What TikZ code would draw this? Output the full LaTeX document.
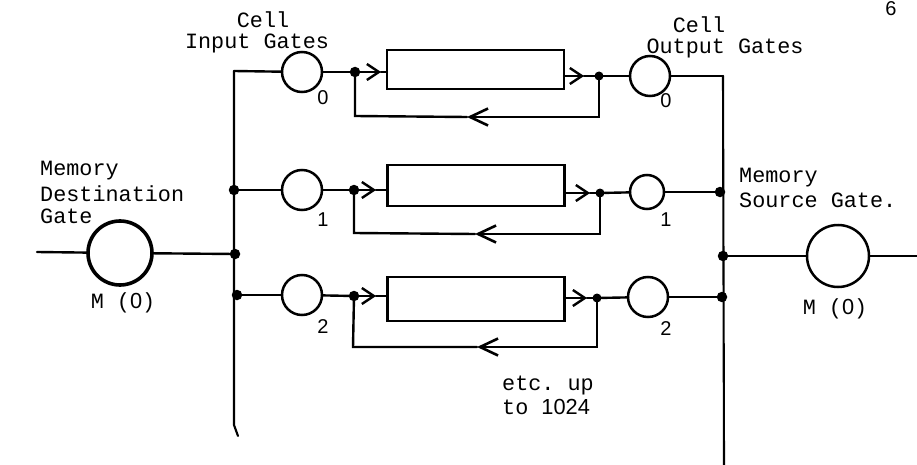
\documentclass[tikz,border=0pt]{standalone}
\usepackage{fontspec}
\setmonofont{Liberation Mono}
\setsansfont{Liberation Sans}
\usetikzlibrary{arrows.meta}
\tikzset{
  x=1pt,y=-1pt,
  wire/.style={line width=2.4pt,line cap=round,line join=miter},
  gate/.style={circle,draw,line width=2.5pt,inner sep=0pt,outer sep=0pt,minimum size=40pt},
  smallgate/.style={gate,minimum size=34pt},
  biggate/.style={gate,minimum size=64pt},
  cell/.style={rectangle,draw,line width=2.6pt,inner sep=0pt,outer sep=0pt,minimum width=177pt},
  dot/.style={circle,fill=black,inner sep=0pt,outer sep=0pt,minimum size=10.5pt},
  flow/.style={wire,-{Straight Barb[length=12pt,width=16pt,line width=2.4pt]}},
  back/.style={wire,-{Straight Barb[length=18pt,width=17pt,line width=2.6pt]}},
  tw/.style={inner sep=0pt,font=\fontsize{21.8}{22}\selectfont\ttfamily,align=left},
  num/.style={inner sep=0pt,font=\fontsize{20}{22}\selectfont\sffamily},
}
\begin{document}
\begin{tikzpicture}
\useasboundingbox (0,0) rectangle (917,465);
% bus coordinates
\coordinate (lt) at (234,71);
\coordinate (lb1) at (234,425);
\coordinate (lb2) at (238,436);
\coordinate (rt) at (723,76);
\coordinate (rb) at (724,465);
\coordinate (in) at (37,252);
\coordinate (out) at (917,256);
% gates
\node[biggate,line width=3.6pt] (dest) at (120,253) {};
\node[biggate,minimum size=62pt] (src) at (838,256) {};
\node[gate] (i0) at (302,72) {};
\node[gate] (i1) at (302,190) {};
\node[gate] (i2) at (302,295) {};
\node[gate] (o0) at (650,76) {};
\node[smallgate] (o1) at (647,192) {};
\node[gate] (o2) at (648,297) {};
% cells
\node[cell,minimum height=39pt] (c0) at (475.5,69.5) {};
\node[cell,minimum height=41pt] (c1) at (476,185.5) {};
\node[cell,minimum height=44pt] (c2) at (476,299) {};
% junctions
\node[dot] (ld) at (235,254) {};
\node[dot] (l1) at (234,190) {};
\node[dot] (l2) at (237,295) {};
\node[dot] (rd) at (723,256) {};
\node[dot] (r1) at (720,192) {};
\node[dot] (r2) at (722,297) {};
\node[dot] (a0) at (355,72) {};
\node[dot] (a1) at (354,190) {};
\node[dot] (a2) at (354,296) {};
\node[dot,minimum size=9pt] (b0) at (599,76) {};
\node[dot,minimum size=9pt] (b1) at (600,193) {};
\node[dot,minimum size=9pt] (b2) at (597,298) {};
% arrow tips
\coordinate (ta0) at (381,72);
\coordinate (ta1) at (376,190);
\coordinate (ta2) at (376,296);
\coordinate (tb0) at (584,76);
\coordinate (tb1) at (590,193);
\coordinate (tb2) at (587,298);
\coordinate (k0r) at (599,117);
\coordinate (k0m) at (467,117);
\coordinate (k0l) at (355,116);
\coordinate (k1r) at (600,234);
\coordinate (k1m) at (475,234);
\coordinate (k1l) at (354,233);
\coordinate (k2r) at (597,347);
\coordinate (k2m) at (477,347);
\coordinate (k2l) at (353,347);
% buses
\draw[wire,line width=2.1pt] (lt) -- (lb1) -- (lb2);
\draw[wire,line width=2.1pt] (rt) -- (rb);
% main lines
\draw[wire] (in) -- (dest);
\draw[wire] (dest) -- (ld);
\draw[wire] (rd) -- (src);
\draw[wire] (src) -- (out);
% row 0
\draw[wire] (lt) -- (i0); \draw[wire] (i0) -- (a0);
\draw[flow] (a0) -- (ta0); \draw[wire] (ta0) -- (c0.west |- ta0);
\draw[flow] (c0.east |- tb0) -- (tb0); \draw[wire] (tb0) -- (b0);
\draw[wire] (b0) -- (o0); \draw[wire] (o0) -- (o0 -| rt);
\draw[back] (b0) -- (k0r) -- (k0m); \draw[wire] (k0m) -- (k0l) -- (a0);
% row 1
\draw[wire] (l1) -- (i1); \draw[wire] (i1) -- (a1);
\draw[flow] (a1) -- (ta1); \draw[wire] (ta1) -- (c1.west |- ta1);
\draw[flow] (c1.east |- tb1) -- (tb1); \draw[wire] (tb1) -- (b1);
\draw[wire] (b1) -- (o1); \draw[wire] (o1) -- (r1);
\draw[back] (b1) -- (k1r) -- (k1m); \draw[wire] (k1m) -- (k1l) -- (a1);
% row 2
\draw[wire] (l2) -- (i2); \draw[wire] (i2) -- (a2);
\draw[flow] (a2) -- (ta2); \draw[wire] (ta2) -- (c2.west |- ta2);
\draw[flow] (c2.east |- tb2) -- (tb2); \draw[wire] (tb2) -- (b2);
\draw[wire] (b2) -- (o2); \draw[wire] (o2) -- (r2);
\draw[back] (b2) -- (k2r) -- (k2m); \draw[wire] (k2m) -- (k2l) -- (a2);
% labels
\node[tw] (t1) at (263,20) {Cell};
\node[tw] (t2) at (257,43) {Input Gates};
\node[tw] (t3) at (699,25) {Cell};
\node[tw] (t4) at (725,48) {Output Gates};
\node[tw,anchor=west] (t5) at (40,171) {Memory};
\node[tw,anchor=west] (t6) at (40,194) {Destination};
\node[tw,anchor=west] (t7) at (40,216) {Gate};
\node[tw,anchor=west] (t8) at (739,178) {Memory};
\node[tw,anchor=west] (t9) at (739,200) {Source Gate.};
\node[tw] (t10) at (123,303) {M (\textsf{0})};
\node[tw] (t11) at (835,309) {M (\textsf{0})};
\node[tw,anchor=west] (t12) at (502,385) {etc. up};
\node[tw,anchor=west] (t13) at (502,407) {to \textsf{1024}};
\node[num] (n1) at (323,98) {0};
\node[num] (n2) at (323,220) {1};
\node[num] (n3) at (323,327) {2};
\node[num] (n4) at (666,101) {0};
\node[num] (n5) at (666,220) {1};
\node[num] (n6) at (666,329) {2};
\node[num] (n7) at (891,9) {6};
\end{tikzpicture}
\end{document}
****************
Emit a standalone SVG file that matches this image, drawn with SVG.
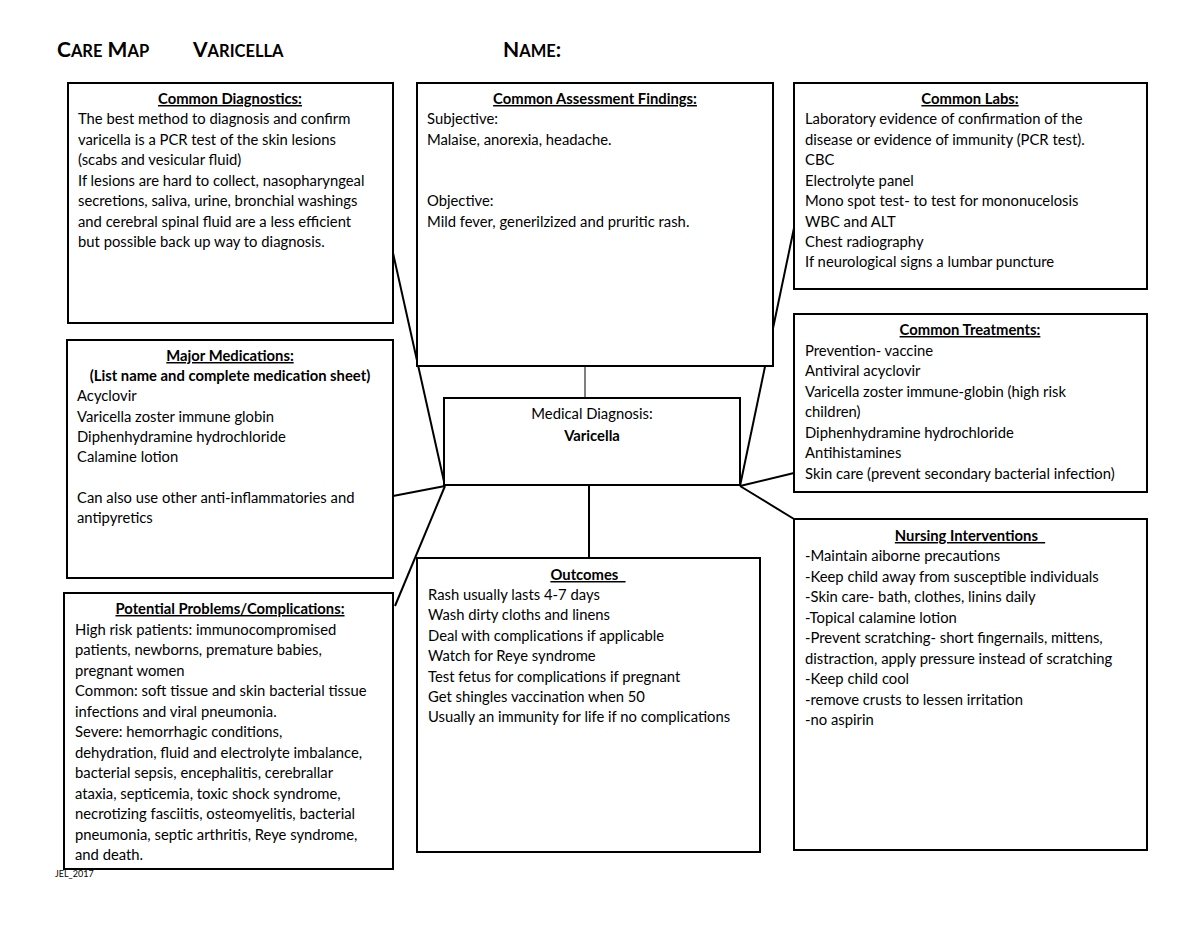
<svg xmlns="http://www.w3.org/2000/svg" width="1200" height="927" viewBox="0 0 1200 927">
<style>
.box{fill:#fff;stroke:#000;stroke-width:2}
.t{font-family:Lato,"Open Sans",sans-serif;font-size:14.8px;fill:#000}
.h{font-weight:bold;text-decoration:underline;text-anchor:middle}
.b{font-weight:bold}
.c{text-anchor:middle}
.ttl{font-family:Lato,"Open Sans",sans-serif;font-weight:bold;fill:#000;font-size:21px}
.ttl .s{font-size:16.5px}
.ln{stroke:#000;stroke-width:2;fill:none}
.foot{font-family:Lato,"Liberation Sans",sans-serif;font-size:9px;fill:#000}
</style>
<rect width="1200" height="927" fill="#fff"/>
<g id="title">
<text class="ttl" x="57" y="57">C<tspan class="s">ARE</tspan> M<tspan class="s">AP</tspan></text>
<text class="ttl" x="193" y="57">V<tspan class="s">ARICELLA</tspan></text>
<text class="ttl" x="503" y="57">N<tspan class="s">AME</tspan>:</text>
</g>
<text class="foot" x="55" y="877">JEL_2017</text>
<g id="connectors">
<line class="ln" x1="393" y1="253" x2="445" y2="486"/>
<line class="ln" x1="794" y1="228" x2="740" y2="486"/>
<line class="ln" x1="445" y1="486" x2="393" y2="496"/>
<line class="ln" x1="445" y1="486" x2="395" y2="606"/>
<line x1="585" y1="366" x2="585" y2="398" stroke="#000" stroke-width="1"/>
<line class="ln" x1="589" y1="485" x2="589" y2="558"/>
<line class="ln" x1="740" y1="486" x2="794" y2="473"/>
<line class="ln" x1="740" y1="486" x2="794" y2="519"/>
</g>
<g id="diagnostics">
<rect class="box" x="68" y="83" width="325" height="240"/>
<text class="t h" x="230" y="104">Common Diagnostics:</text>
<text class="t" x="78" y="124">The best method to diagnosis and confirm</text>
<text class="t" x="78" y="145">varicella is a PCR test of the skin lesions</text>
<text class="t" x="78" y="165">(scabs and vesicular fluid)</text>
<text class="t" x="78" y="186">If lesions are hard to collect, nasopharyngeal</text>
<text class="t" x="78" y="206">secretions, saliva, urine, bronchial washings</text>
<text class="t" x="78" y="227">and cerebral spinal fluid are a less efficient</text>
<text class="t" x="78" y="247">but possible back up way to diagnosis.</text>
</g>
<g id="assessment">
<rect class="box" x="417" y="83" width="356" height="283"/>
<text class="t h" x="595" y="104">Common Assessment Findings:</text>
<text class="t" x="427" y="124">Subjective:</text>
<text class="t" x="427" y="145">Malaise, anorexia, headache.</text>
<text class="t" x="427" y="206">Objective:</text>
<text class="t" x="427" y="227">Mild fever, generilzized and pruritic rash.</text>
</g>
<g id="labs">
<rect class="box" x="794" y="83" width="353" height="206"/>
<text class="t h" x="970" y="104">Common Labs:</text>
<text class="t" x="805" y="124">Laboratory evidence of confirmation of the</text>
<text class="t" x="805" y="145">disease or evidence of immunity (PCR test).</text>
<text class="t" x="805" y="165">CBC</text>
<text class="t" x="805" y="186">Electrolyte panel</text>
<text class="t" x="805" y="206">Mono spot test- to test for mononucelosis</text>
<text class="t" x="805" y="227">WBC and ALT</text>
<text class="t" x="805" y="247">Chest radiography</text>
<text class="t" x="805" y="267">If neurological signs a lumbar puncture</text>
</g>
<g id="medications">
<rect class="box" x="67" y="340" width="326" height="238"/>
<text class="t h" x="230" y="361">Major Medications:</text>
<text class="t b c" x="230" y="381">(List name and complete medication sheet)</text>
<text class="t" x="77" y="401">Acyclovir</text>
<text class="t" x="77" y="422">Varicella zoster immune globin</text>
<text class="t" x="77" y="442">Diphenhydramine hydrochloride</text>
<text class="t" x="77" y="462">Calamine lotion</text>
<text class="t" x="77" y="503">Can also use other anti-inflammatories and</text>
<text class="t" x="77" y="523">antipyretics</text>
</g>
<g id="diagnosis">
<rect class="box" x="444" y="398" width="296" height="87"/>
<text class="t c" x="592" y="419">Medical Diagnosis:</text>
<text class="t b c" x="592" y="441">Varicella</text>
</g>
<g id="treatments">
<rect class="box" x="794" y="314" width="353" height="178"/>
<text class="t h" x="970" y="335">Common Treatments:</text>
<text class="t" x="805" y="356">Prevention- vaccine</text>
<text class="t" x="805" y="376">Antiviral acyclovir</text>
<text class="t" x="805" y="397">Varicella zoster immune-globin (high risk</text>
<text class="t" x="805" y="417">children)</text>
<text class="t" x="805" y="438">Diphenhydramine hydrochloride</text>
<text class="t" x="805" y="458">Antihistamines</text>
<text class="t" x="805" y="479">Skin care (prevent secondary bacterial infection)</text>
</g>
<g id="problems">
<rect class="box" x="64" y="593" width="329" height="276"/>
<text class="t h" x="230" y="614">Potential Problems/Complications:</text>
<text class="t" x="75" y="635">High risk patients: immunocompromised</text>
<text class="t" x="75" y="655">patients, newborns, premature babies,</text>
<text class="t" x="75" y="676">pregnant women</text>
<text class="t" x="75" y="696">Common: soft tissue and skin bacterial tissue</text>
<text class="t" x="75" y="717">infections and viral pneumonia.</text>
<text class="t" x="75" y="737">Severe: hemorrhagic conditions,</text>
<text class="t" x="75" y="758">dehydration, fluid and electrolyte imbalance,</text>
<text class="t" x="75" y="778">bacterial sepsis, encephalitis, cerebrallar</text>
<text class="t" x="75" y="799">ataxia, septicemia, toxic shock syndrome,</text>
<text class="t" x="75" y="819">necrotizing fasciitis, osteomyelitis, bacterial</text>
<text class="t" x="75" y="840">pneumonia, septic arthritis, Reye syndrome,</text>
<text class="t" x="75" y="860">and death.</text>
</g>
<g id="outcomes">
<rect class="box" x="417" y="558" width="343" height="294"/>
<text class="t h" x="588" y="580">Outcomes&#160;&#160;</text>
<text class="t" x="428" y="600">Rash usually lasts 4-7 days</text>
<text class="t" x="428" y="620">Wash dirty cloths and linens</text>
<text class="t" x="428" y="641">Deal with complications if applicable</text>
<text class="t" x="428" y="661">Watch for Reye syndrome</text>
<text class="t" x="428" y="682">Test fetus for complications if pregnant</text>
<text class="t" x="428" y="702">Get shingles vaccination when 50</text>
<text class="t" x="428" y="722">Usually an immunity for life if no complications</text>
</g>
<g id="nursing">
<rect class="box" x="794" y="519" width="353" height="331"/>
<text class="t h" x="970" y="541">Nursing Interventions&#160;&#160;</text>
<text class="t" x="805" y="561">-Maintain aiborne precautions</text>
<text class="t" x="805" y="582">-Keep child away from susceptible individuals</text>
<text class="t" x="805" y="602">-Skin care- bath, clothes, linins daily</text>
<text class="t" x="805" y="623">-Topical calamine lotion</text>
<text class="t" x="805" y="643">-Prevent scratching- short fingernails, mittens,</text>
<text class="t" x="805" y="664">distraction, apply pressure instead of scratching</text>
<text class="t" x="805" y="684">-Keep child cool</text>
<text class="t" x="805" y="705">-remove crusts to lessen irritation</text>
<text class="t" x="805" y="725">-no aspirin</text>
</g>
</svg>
****************
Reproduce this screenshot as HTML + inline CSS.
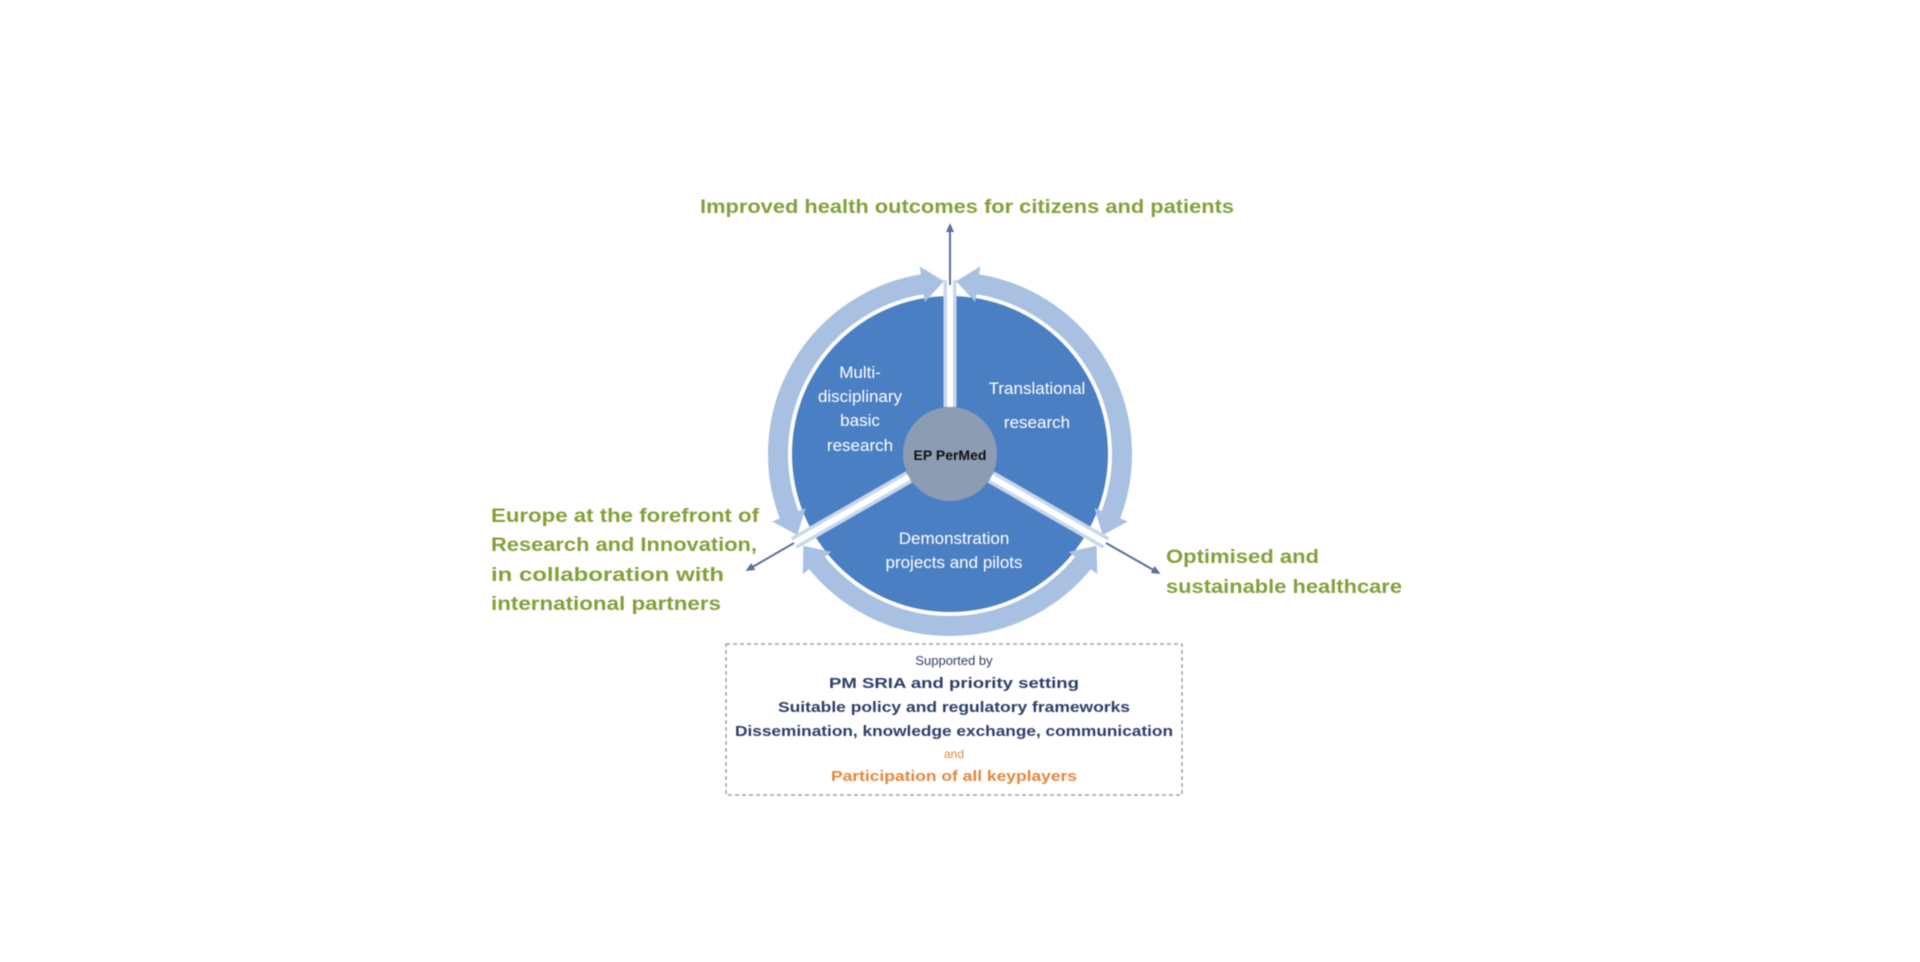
****************
What this task involves — Among the lines above, determine how many hold the word "Output"; report the figure alone.

Response — 2